At the time, van Risseghem was questioned and denied involvement, saying he was elsewhere. Investigators could not reach a definitive conclusion as to what caused the plane to crash.

The incident took place during the Cold War, in a local crisis that pitted American and Western interests against Soviet intervention in Africa. That backdrop led to intrigue and conspiracy theories as to how the accomplished Swedish diplomat had died.

After the crash, former US president Harry Truman was reported to have told reporters that Hammarskjöld “was on the point of getting something done when they killed him. Notice that I said ‘when they killed him.'”

UN Secretary-General Antonio Guterres lays a wreath in commemoration of the 57th anniversary of Dag Hammarskjold death. (UN photo)

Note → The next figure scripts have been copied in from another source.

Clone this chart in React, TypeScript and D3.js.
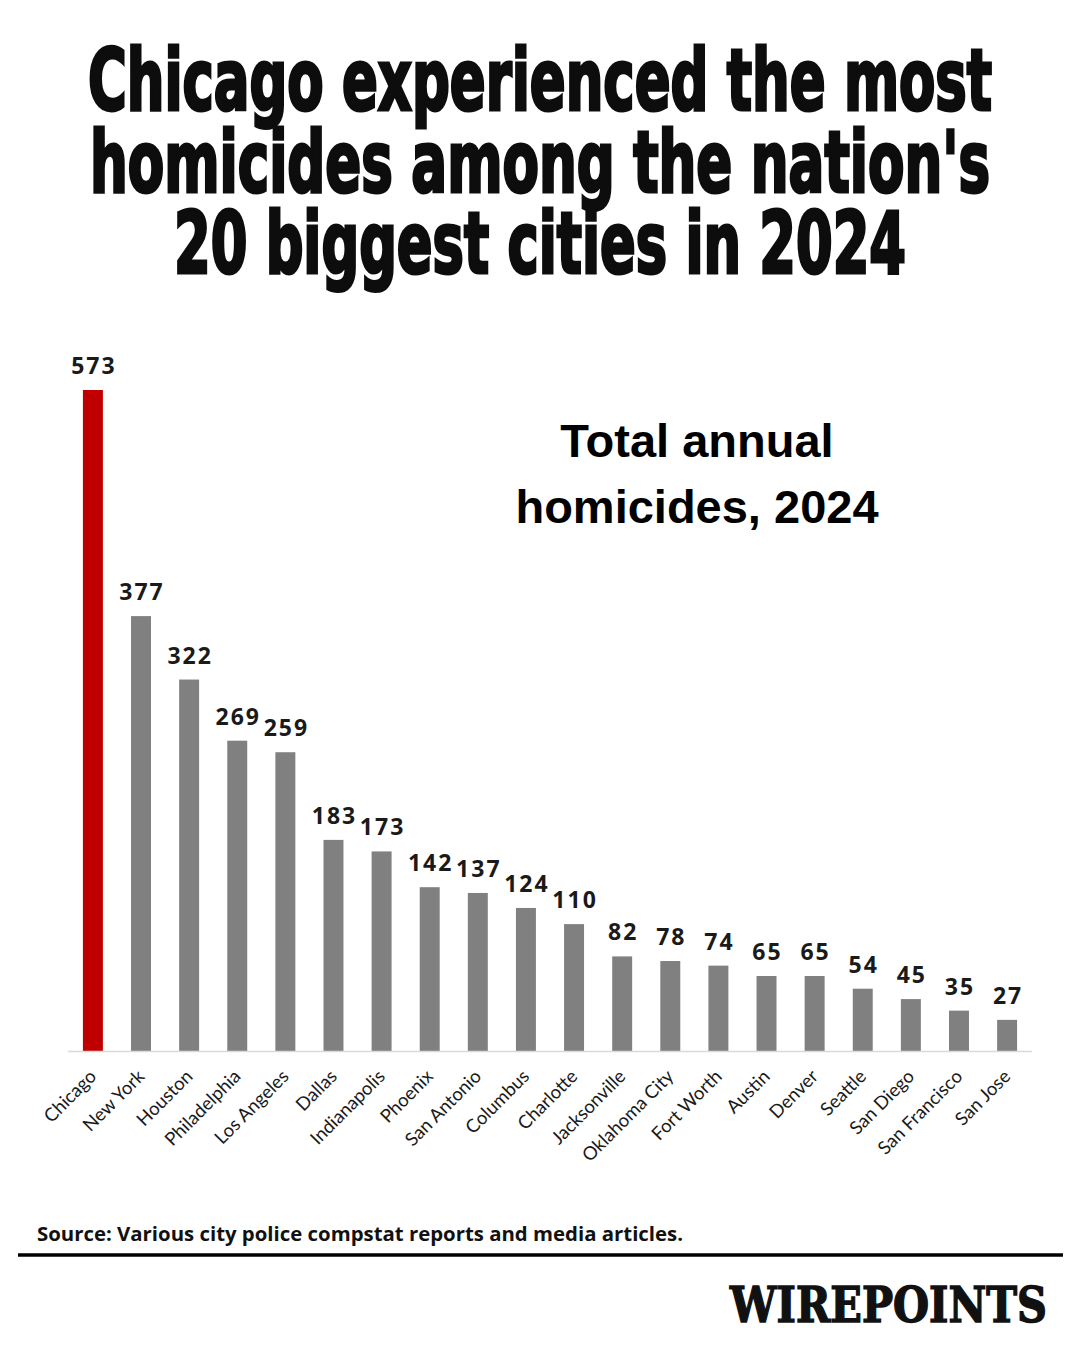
import * as d3 from "d3";
import { useLayoutEffect, useRef } from "react";

const cities = [
  "Chicago", "New York", "Houston", "Philadelphia", "Los Angeles", "Dallas",
  "Indianapolis", "Phoenix", "San Antonio", "Columbus", "Charlotte", "Jacksonville",
  "Oklahoma City", "Fort Worth", "Austin", "Denver", "Seattle", "San Diego",
  "San Francisco", "San Jose"
];
const homicides = [573, 377, 322, 269, 259, 183, 173, 142, 137, 124, 110, 82, 78, 74, 65, 65, 54, 45, 35, 27];
const highlight = "Chicago";

const titleLines = [
  "Chicago experienced the most",
  "homicides among the nation's",
  "20 biggest cities in 2024"
];
const subtitleLines = ["Total annual", "homicides, 2024"];
const source = "Source: Various city police compstat reports and media articles.";
const brand = "WIREPOINTS";

const W = 1080;
const H = 1350;

// title layout: baseline and target width of each line
const titleBase = [110, 192, 273];
const titleWidth = [904, 900, 732];

export default function App() {
  const titleRef = useRef<SVGGElement>(null);
  const brandRef = useRef<SVGTextElement>(null);

  const x = d3.scaleBand<string>()
    .domain(cities)
    .range([68, 1032])
    .paddingInner(0.585)
    .paddingOuter(0.31);
  const y = d3.scaleLinear([0, 573], [1051, 390]);
  const bw = x.bandwidth();

  // squeeze condensed texts horizontally to the widths they have in the reference
  useLayoutEffect(() => {
    if (titleRef.current) {
      d3.select(titleRef.current).selectAll<SVGTextElement, unknown>("text").each(function (_d, i) {
        const s = titleWidth[i] / this.getComputedTextLength();
        d3.select(this).attr("transform", `translate(540,${titleBase[i]}) scale(${s},1.04)`);
      });
    }
    if (brandRef.current) {
      const s = 317 / brandRef.current.getComputedTextLength();
      d3.select(brandRef.current).attr("transform", `translate(1047,1322) scale(${s},1)`);
    }
  }, []);

  return (
    <div style={{ position: "absolute", left: 0, top: 0 }}>
      <svg width={W} height={H} viewBox={`0 0 ${W} ${H}`} style={{ display: "block", background: "#fff" }}>
        <rect width={W} height={H} fill="#fff" />

        {/* title */}
        <g ref={titleRef} fontFamily="'DejaVu Sans Condensed', 'DejaVu Sans', sans-serif" fontWeight={700}
          fontSize={82} fill="#0d0d0d" stroke="#0d0d0d" strokeWidth={3} textAnchor="middle">
          {titleLines.map((t, i) => (
            <text key={t} transform={`translate(540,${titleBase[i]}) scale(0.7,1.04)`}>{t}</text>
          ))}
        </g>

        {/* subtitle */}
        <g fontFamily="'Liberation Sans', Arial, sans-serif" fontWeight={700} fontSize={47} fill="#000" textAnchor="middle">
          {subtitleLines.map((t, i) => (
            <text key={t} x={697} y={457 + i * 66}>{t}</text>
          ))}
        </g>

        {/* bars */}
        {cities.map((c, i) => (
          <rect key={c} x={x(c)} y={y(homicides[i])} width={bw} height={y(0) - y(homicides[i])}
            fill={c === highlight ? "#c00000" : "#808080"} />
        ))}

        {/* axis line */}
        <line x1={68} x2={1032} y1={y(0) + 0.5} y2={y(0) + 0.5} stroke="#d9d9d9" strokeWidth={1.5} />

        {/* value labels */}
        <g fontFamily="'Open Sans', sans-serif" fontWeight={700} fontSize={23} fill="#1a1a1a" textAnchor="middle"
          letterSpacing={2}>
          {cities.map((c, i) => (
            <text key={c} x={(x(c) ?? 0) + bw / 2 + 1} y={y(homicides[i]) - 16}>{homicides[i]}</text>
          ))}
        </g>

        {/* category labels */}
        <g fontFamily="Lato, 'Open Sans', sans-serif" fontSize={18.5} fill="#1a1a1a" textAnchor="end">
          {cities.map((c) => (
            <text key={c} transform={`translate(${(x(c) ?? 0) + bw / 2},${y(0) + 22}) rotate(-45)`} dy="0.35em">{c}</text>
          ))}
        </g>

        {/* source */}
        <text x={37} y={1241} fontFamily="'Open Sans', sans-serif" fontWeight={700} fontSize={19} fill="#111"
          textLength={646} lengthAdjust="spacingAndGlyphs">{source}</text>
        <line x1={18} x2={1063} y1={1255} y2={1255} stroke="#000" strokeWidth={3.5} />

        {/* brand */}
        <text ref={brandRef} transform="translate(1047,1322) scale(0.9,1)" textAnchor="end"
          fontFamily="'DejaVu Serif', serif" fontWeight={900} fontSize={48}
          fill="#111" stroke="#111" strokeWidth={1.5}>{brand}</text>
      </svg>
    </div>
  );
}
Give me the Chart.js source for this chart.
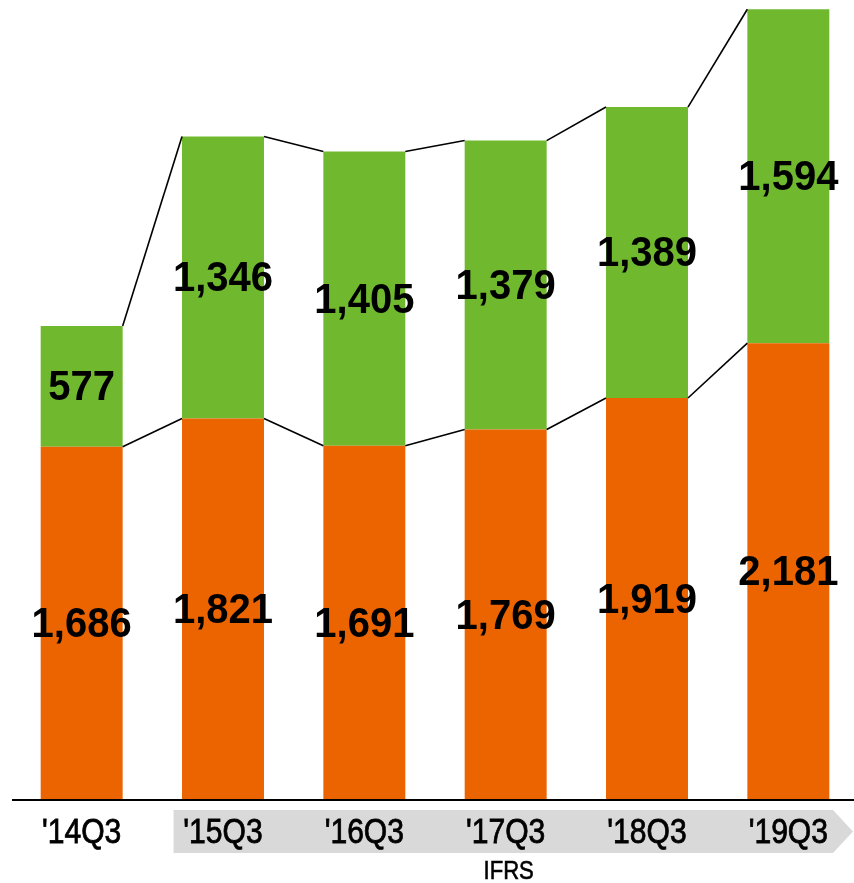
<!DOCTYPE html>
<html>
<head>
<meta charset="utf-8">
<script src="https://cdn.jsdelivr.net/npm/chart.js@4/dist/chart.umd.min.js"></script>
<style>
  html, body { margin: 0; padding: 0; background: #fff; overflow: hidden; }
  #wrap { position: relative; width: 854px; height: 883px; overflow: hidden; }
  #wrap canvas { position: absolute; left: 0; top: 0; }
</style>
</head>
<body>
<div id="wrap"><canvas id="c" width="862" height="883"></canvas></div>
<script>
// Quarterly figures, Q3 of each fiscal year
const quarters = ["'14Q3", "'15Q3", "'16Q3", "'17Q3", "'18Q3", "'19Q3"];
const lowerSeries = [1686, 1821, 1691, 1769, 1919, 2181];
const upperSeries = [577, 1346, 1405, 1379, 1389, 1594];
const ifrsLabel = 'IFRS';
// Periods reported under IFRS (first index covered by the arrow band)
const ifrsRange = [1, 5];

const ORANGE = '#EC6400';
const GREEN = '#70B92F';
const LABEL_FONT = 'bold 40px "Liberation Sans", Arial, sans-serif';
const TICK_FONT = '35px "Liberation Sans", Arial, sans-serif';
const NOTE_FONT = '26px "Liberation Sans", Arial, sans-serif';

// draw text squeezed horizontally / stretched vertically
function drawScaled(ctx, text, x, y, sx, sy, strokeW) {
  ctx.save();
  ctx.translate(x, y);
  ctx.scale(sx, sy);
  ctx.fillText(text, 0, 0);
  if (strokeW) {
    ctx.lineWidth = strokeW;
    ctx.strokeStyle = ctx.fillStyle;
    ctx.strokeText(text, 0, 0);
  }
  ctx.restore();
}

// Grey arrow band behind the IFRS period labels
const bandPlugin = {
  id: 'ifrsBand',
  beforeDraw(chart) {
    const { ctx } = chart;
    const x = chart.scales.x;
    const step = x.getPixelForValue(1) - x.getPixelForValue(0);
    const left = x.getPixelForValue(ifrsRange[0]) - step * 0.35;
    const right = 833;
    const tip = 853;
    const top = 810, bottom = 853;
    ctx.save();
    ctx.fillStyle = '#D9D9D9';
    ctx.beginPath();
    ctx.moveTo(left, top);
    ctx.lineTo(right, top);
    ctx.lineTo(tip, (top + bottom) / 2);
    ctx.lineTo(right, bottom);
    ctx.lineTo(left, bottom);
    ctx.closePath();
    ctx.fill();
    ctx.restore();
  }
};

// Connector lines, value labels, baseline and category labels
const overlayPlugin = {
  id: 'overlay',
  afterDatasetsDraw(chart) {
    const { ctx, chartArea } = chart;
    const lower = chart.getDatasetMeta(0).data;
    const upper = chart.getDatasetMeta(1).data;

    ctx.save();
    ctx.strokeStyle = '#000';
    ctx.lineWidth = 1.6;
    [lower, upper].forEach(bars => {
      for (let i = 0; i < bars.length - 1; i++) {
        const a = bars[i], b = bars[i + 1];
        ctx.beginPath();
        ctx.moveTo(a.x + a.width / 2, a.y);
        ctx.lineTo(b.x - b.width / 2, b.y);
        ctx.stroke();
      }
    });

    // values centred in each segment
    ctx.fillStyle = '#000';
    ctx.font = LABEL_FONT;
    ctx.textAlign = 'center';
    ctx.textBaseline = 'middle';
    const fmt = v => v.toLocaleString('en-US');
    lower.forEach((bar, i) => {
      drawScaled(ctx, fmt(lowerSeries[i]), bar.x, (bar.y + bar.base) / 2 + 2, 1, 1.08);
    });
    upper.forEach((bar, i) => {
      drawScaled(ctx, fmt(upperSeries[i]), bar.x, (bar.y + bar.base) / 2 + 2, 1, 1.08);
    });

    // baseline
    ctx.lineWidth = 2;
    ctx.beginPath();
    ctx.moveTo(12, chartArea.bottom);
    ctx.lineTo(862, chartArea.bottom);
    ctx.stroke();

    // category labels
    const x = chart.scales.x;
    ctx.font = TICK_FONT;
    ctx.textBaseline = 'alphabetic';
    quarters.forEach((q, i) => {
      drawScaled(ctx, q, x.getPixelForValue(i), 843, 0.86, 1, 0.8);
    });

    ctx.font = NOTE_FONT;
    drawScaled(ctx, ifrsLabel, x.getPixelForValue(3) + 3, 879, 0.85, 1, 0.6);
    ctx.restore();
  }
};

new Chart(document.getElementById('c'), {
  type: 'bar',
  data: {
    labels: quarters,
    datasets: [
      { data: lowerSeries, backgroundColor: ORANGE, barPercentage: 0.58, categoryPercentage: 1 },
      { data: upperSeries, backgroundColor: GREEN, barPercentage: 0.58, categoryPercentage: 1 }
    ]
  },
  options: {
    responsive: false,
    animation: false,
    layout: { padding: { left: 11, right: 3, top: 4, bottom: 83 } },
    plugins: { legend: { display: false }, tooltip: { enabled: false } },
    scales: {
      x: { stacked: true, display: false },
      y: { stacked: true, display: false, min: 0, max: 3800 }
    }
  },
  plugins: [bandPlugin, overlayPlugin]
});
</script>
</body>
</html>
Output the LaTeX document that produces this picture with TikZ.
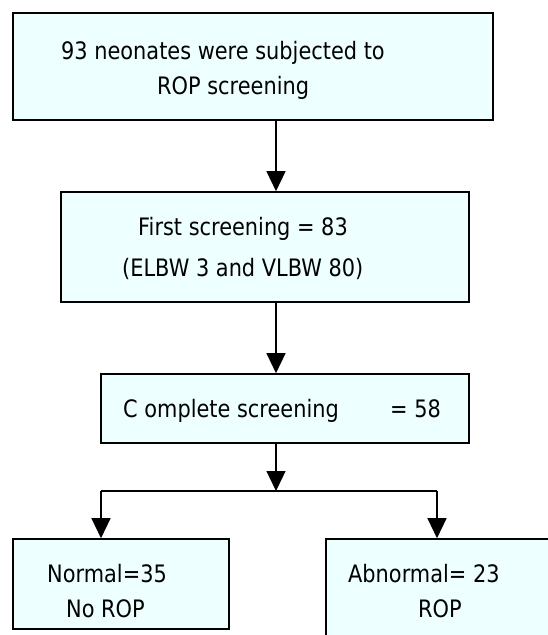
\documentclass[tikz,border=0pt]{standalone}
\usepackage{fontspec}
\setmainfont{DejaVu Sans}[FakeStretch=0.87]
\usetikzlibrary{arrows.meta}
\definecolor{boxfill}{RGB}{238,255,255}

\begin{document}
\begin{tikzpicture}[
	x=1pt, y=-1pt,
	box/.style={ draw, line width=1.6pt, fill=boxfill, inner sep=0pt },
	txt/.style={ anchor=base west, inner sep=0pt, font=\fontsize{24}{28}\selectfont },
	wire/.style={ line width=1.3pt },
	link/.style={ line width=1.3pt, -{Triangle[width=19pt,length=20pt]} }
]
\useasboundingbox (0,0) rectangle (548,635);

\node at (253,66.5) (screen) [box,minimum width=480pt,minimum height=107pt] {};
\node at (265,247) (first) [box,minimum width=408pt,minimum height=110pt] {};
\node at (285,408.5) (complete) [box,minimum width=368pt,minimum height=69pt] {};
\node at (121,584) (normal) [box,minimum width=216pt,minimum height=90pt] {};
\node at (443,594.5) (abnormal) [box,minimum width=234pt,minimum height=111pt] {};

\node at (61,59) (screenA) [txt] {93 neonates were subjected to};
\node at (157,94) (screenB) [txt] {ROP screening};
\node at (138,235) (firstA) [txt] {First screening = 83};
\node at (122,276) (firstB) [txt] {(ELBW 3 and VLBW 80)};
\node at (123,417) (completeA) [txt] {C omplete screening};
\node at (390,417) (completeB) [txt] {= 58};
\node at (47,582) (normalA) [txt] {Normal=35};
\node at (66,617) (normalB) [txt] {No ROP};
\node at (348,582) (abnormalA) [txt] {Abnormal= 23};
\node at (418,617) (abnormalB) [txt] {ROP};

% main line and the split below it
\coordinate (spine) at (276,0);
\coordinate (split) at (276,491);
\coordinate (lbranch) at (101,491);
\coordinate (rbranch) at (437,491);

\draw[link] (screen.south -| spine) -- (first.north -| spine);
\draw[link] (first.south -| spine) -- (complete.north -| spine);
\draw[link] (complete.south -| spine) -- (split);
\draw[wire] (lbranch) -- (rbranch);
\draw[link] (lbranch) -- (lbranch |- normal.north);
\draw[link] (rbranch) -- (rbranch |- abnormal.north);

\end{tikzpicture}
\end{document}
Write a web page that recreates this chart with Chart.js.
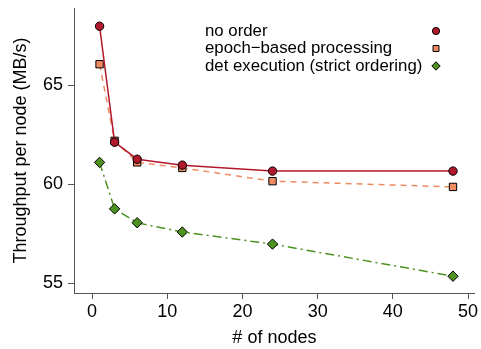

“We really stumble into the contours of a crime of almost incomprehensible dimensions,” Brügger said of his new documentary, “Cold Case Hammarskjöld,” which will be screened this month at the Sundance Film Festival.

The documentary makers found a witness who claimed van Risseghem, who died in 2007, confessed to having shot down Hammarskjöld’s plane and evidence that contradicted one of the pilot’s alibis as to his whereabouts that night.

The crash has spawned many conspiracy theories. In 2016 the UN sought to reopen its inquiry when documents emerged that revived a claim that Hammarskjöld may have been killed by apartheid-era South African agents backed by the CIA, Foreign Policy reported at the time. The documentary will apparently resolve the issue.

Hammarskjöld was the UN’s second secretary-general and is considered one of its most effective ever. Among his accomplishments was helping broker a ceasefire between Israel and Egypt in the 1956 Suez Crisis and the establishment of the UN’s first ever peacekeeping force in the Sinai desert to help police that deal.

Hammarskjöld met and negotiated with the giants of Israeli diplomacy at the time: prime minister David Ben-Gurion, foreign minister Golda Meir and ambassador to the UN Abba Eban.

A few months before his death, the secretary-general protested the Egyptian seizure of ships carrying Israeli goods through the Suez Canal.

Speaking at the UN a few months after the tragedy, Meir told the General Assembly that in 1959 Hammarskjöld had recommended a large-scale development plan for the Middle East, within which Palestinian refugees would find a constructive future.

“Can anyone doubt the need for such a project?” Meir asked. “His plan, if executed, would have brought about a far-reaching transformation of this underdeveloped area and would have resulted in the absorption of large numbers of refugees.”